The Prayer Pilgrimage to Washington for Freedom took place on May 17, 1957, when a crowd of over thirty thousand nonviolent demonstrators, from more than thirty states, gathered at the steps of the Lincoln Memorial in Washington, D.C. to commemorate the third anniversary of the landmark Brown v. Board of Education ruling. In addition to celebrating the three-year anniversary of the Supreme Court’s decision to end segregation in public education, the Prayer Pilgrimage also dramatized and politicized the failure of most southern states to work toward or implement the court-ordered desegregation of their schools. The pilgrimage was organized by A. Philip Randolph, a noted leader of the Civil Rights movement who gained recognition in 1941 when his plan for a mass gathering in Washington to draw attention to discrimination in the war defense industry, prompted President Franklin D. Roosevelt to desegregate the nation’s munitions factories and establish the Fair Employment Practices Commission.  The demonstration’s three-hour program featured addresses, prayers, songs and scripture recitations led Mahalia Jackson, Roy Wilkins and Mordecai Johnson, as well as, Martin Luther King Jr.’s first address before a national audience…. at the time it occurred, the march earned the distinction of being the largest organized demonstration for Civil Rights, and was instrumental in laying the groundwork for future marches on the nation’s capitol.

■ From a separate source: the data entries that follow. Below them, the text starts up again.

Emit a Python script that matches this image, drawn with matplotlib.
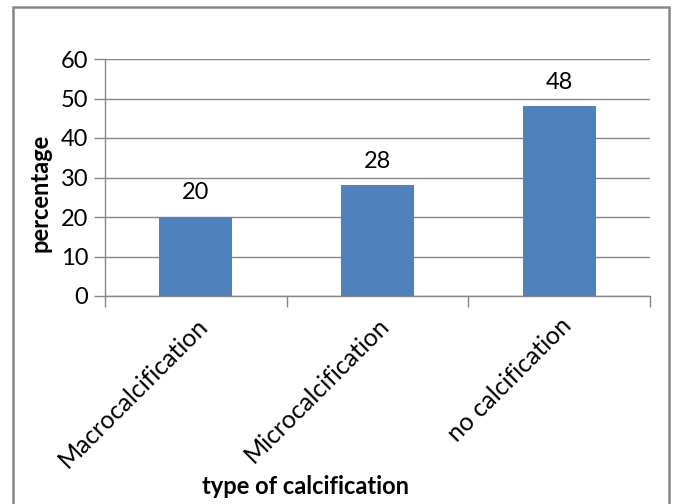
import matplotlib.pyplot as plt
from matplotlib.patches import Rectangle
from matplotlib.ticker import FixedLocator

categories = ["Macrocalcification", "Microcalcification", "no calcification"]
values = [20, 28, 48]
y_ticks = [0, 10, 20, 30, 40, 50, 60]

plt.rcParams['font.family'] = ['Lato', 'DejaVu Sans']

W, H = 677, 504
fig = plt.figure(figsize=(W / 100, H / 100), dpi=100)
ax = fig.add_axes([105 / W, 1 - 296 / H, (650 - 105) / W, (296 - 59) / H])

grey = '#868686'
bar_color = '#4F81BD'
fs = 17

x = list(range(len(categories)))
bars = ax.bar(x, values, width=0.4, color=bar_color, zorder=3)
for xi, v in zip(x, values):
    ax.text(xi, v + 3.5, f"{v}", ha='center', va='bottom', fontsize=fs, color='black')

ax.set_xlim(-0.5, len(categories) - 0.5)
ax.set_ylim(0, 60)
ax.set_yticks(y_ticks)
ax.yaxis.grid(True, color=grey, linewidth=1, zorder=0)
ax.set_axisbelow(True)

# category labels sit between boundary tick marks
ax.xaxis.set_major_locator(FixedLocator([i - 0.5 for i in range(len(categories) + 1)]))
ax.set_xticklabels([])
ax.xaxis.set_minor_locator(FixedLocator(x))
ax.set_xticklabels(categories, minor=True, rotation=45, ha='right',
                   rotation_mode='anchor', fontsize=18)
ax.tick_params(axis='x', which='minor', length=0, pad=13)
ax.tick_params(axis='x', which='major', length=8, color=grey, width=1)
ax.tick_params(axis='y', length=8, color=grey, width=1, labelsize=fs, pad=4)

for s in ['top', 'right']:
    ax.spines[s].set_visible(False)
for s in ['left', 'bottom']:
    ax.spines[s].set_color(grey)
    ax.spines[s].set_linewidth(1)

fig.text(306 / W, 1 - 487 / H, "type of calcification", ha='center', va='center',
         fontsize=fs, fontweight='bold')
fig.text(40 / W, 1 - 193 / H, "percentage", ha='center', va='center',
         rotation=90, fontsize=fs, fontweight='bold')

fig.patches.append(Rectangle((13 / W, -0.02), (669 - 13) / W, 1.02 - 7 / H,
                             transform=fig.transFigure, fill=False,
                             edgecolor=grey, linewidth=1.8))

fig.savefig('out.png', dpi=100)
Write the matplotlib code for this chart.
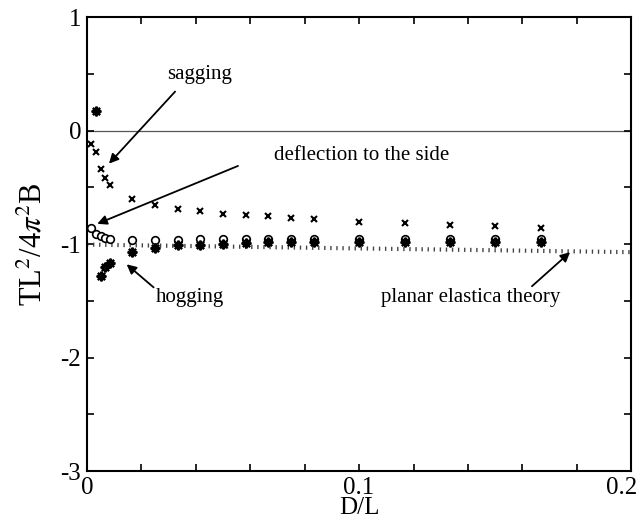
import numpy as np
import matplotlib
matplotlib.use("Agg")
import matplotlib.pyplot as plt
import matplotlib.transforms as mtransforms
from matplotlib.ticker import MultipleLocator

plt.rcParams['font.family'] = 'Liberation Serif'
plt.rcParams['mathtext.fontset'] = 'stix'

# D/L values at which the rod was measured
dl_fine = [0.00167, 0.00333, 0.005, 0.00667, 0.00833]
dl_coarse = [0.0167, 0.025, 0.0333, 0.0417, 0.05, 0.0583, 0.0667, 0.075,
             0.0833, 0.1, 0.1167, 0.1333, 0.15, 0.1667]

# sagging branch (crosses)
sag_x = dl_fine + dl_coarse
sag_y = [-0.12, -0.19, -0.34, -0.42, -0.48,
         -0.60, -0.655, -0.69, -0.71, -0.73, -0.74, -0.75, -0.765,
         -0.78, -0.80, -0.81, -0.83, -0.84, -0.855]

# deflection to the side (open circles)
side_x = dl_fine + dl_coarse
side_y = [-0.857, -0.91, -0.93, -0.945, -0.95,
          -0.96, -0.965, -0.96, -0.958, -0.955, -0.955, -0.955, -0.955,
          -0.955, -0.955, -0.957, -0.957, -0.957, -0.957]

# hogging branch (asterisks)
hog_x = [0.00333, 0.005, 0.00667, 0.00833] + dl_coarse
hog_y = [0.17, -1.28, -1.20, -1.165,
         -1.07, -1.036, -1.01, -1.003, -0.997, -0.988, -0.982, -0.982,
         -0.98, -0.976, -0.98, -0.98, -0.98, -0.98]

# planar elastica theory
theory_x = [0.0, 0.05, 0.1, 0.15, 0.2]
theory_y = [-1.003, -1.02, -1.037, -1.053, -1.07]

xticks = [0, 0.1, 0.2]
xtick_labels = ['0', '0.1', '0.2']
yticks = [-3, -2, -1, 0, 1]
ytick_labels = ['-3', '-2', '-1', '0', '1']

fig = plt.figure(figsize=(6.39, 5.23), dpi=100)
ax = fig.add_axes([0.136, 0.099, 0.852, 0.868])

ax.axhline(0, color='#555555', lw=0.9, zorder=1)
ax.plot(theory_x, theory_y, color='#444444', lw=3, ls=(0, (0.33, 1.13)),
        dash_capstyle='butt', zorder=2)

ax.plot(sag_x, sag_y, ls='none', marker='x', ms=5, mew=1.5, color='k', zorder=3)
ax.plot(side_x, side_y, ls='none', marker='o', ms=5.5, mew=1.2,
        mfc='white', mec='k', zorder=3)
ax.plot(hog_x, hog_y, ls='none', marker=(8, 2, 0), ms=7, mew=1.6,
        color='k', zorder=4)

ax.set_xlim(0, 0.2)
ax.set_ylim(-3, 1)
ax.set_xticks(xticks, xtick_labels)
ax.set_yticks(yticks, ytick_labels)
ax.xaxis.set_minor_locator(MultipleLocator(0.02))
ax.yaxis.set_minor_locator(MultipleLocator(0.5))
ax.tick_params(which='both', direction='in', top=True, right=True,
               length=5, width=1.2, labelsize=18, pad=4)
for s in ax.spines.values():
    s.set_linewidth(1.5)

# keep the last x tick label inside the figure
last = ax.get_xticklabels()[-1]
last.set_transform(last.get_transform() +
                   mtransforms.ScaledTranslation(-0.1, 0, fig.dpi_scale_trans))

ax.set_xlabel('D/L', fontsize=18, labelpad=-1)
ax.set_ylabel(r'TL$^2$/4$\pi^2$B', fontsize=22, labelpad=9)

arrow = dict(arrowstyle='-|>', color='k', lw=1.3, mutation_scale=14,
             shrinkA=0, shrinkB=0)
ax.text(0.0415, 0.50, 'sagging', fontsize=15, ha='center', va='center')
ax.annotate('', xy=(0.0081, -0.29), xytext=(0.0324, 0.345), arrowprops=arrow)
ax.text(0.101, -0.22, 'deflection to the side', fontsize=15,
        ha='center', va='center')
ax.annotate('', xy=(0.0038, -0.82), xytext=(0.0555, -0.31), arrowprops=arrow)
ax.text(0.038, -1.47, 'hogging', fontsize=15, ha='center', va='center')
ax.annotate('', xy=(0.0146, -1.177), xytext=(0.0245, -1.38), arrowprops=arrow)
ax.text(0.141, -1.47, 'planar elastica theory', fontsize=15,
        ha='center', va='center')
ax.annotate('', xy=(0.1775, -1.07), xytext=(0.1635, -1.37), arrowprops=arrow)

fig.savefig('out.png', dpi=100)
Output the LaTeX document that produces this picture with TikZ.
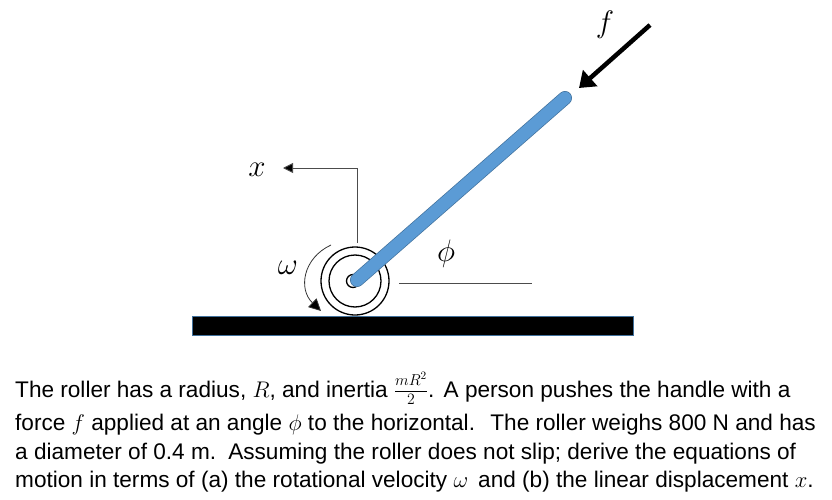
\RequirePackage{fix-cm}
\documentclass[tikz,border=0pt]{standalone}
\usepackage{fontspec}
\setmainfont{Liberation Sans}
\usetikzlibrary{arrows.meta}
\usetikzlibrary{calc}
\definecolor{handleblue}{HTML}{5B9BD5}
\definecolor{edgeblue}{HTML}{41719C}
\tikzset{
    thinline/.style={draw=black!70,line width=0.9pt},
    rollerline/.style={draw=black,line width=1.3pt},
    symbol/.style={inner sep=0pt,font=\fontsize{31}{31}\selectfont},
    textline/.style={anchor=base west,inner sep=0pt,font=\fontsize{22.6}{26}\selectfont}
}
\begin{document}
\begin{tikzpicture}[x=1pt,y=-1pt]
    \useasboundingbox (0,0) rectangle (832,500);

    \coordinate (hub) at (355,281);
    \coordinate (handlestart) at (357,280);
    \coordinate (handletip) at (565,98);
    \coordinate (xstart) at (357,243);
    \coordinate (xcorner) at (357,168);
    \coordinate (xtip) at (283,168);
    \coordinate (phistart) at (399,283);
    \coordinate (phiend) at (532,283);
    \coordinate (fstart) at (650,25);
    \coordinate (ftip) at (579,88);

    % ground
    \draw[edgeblue,line width=1pt,fill=black] (192,316.5) rectangle (633,335);

    % roller
    \draw[rollerline] (hub) circle (34);
    \draw[rollerline] (hub) circle (26);
    \draw[rollerline] (353,281) circle (6.5);

    % handle
    \draw[edgeblue,line width=14pt,line cap=round] (handlestart) -- (handletip);
    \draw[handleblue,line width=12.6pt,line cap=round] (handlestart) -- (handletip);

    % motion
    \draw[thinline,-{Triangle[length=10pt,width=10pt,fill=black]}] (xstart) -- (xcorner) -- (xtip);
    \draw[thinline] (phistart) -- (phiend);
    \draw[black,line width=4.5pt,-{Triangle[length=15pt,width=21pt]}] (fstart) -- (ftip);
    \draw[black!80,line width=0.8pt,-{Triangle[length=12pt,width=12pt,fill=black]}]
        (331,245) .. controls (303,258) and (298,289) .. (321,311);

    % symbols
    \node[symbol] (xlabel) at (257,170) {$x$};
    \node[symbol] (philabel) at (446,254) {$\phi$};
    \node[symbol] (omegalabel) at (288,268) {$\omega$};
    \node[symbol] (flabel) at (605,25) {$f$};

    % text
    \node[textline] (lineone) at (15,397) {The roller has a radius, $R$, and inertia $\smash{\frac{\raisebox{3pt}{$\scriptstyle mR^2$}}{2}}$.\kern1pt{} A person pushes the handle with a};
    \node[textline] (linetwo) at (15,430) {force $f$ applied at an angle $\phi$ to the horizontal.\kern7pt{} The roller weighs 800 N and has};
    \node[textline] (linethree) at (15,459) {a diameter of 0.4 m.\, Assuming the roller does not slip; derive the equations of};
    \node[textline] (linefour) at (15,487) {motion in terms of (a) the rotational velocity $\omega$\, and (b) the linear displacement $x$.};
\end{tikzpicture}
\end{document}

On this past July 20th I was at the San Francisco vigil, part of the 100 City Vigil for Trayvon Martin.  It got me thinking about how much and how little things have changed since I was fifteen.  Emmett Till was murdered when I was 13. Trayvon Martin was murdered in 2012 when I was 70.  It enrages and saddens me that still white men escape any penalty murdering young black men.  Emmett Till was 14 and Trayvon Martin was  17.  I know that many things have changed, but I am deeply unhappy about the things that haven’t changed or haven’t changed nearly enough.

But I feel hopeful about a renewed civil rights movement as exemplified by the Dreamers in Florida and the very recent immigrant rights demonstrators in Phoenix.  And by the people fighting yet another time for the vote.  As I heard Martin Luther King say in 1957:  Give us the ballot and we will no longer have to worry the Federal Government about our basic rights. And despite an African-American president and an African-American Attorney General – it’s a long time coming.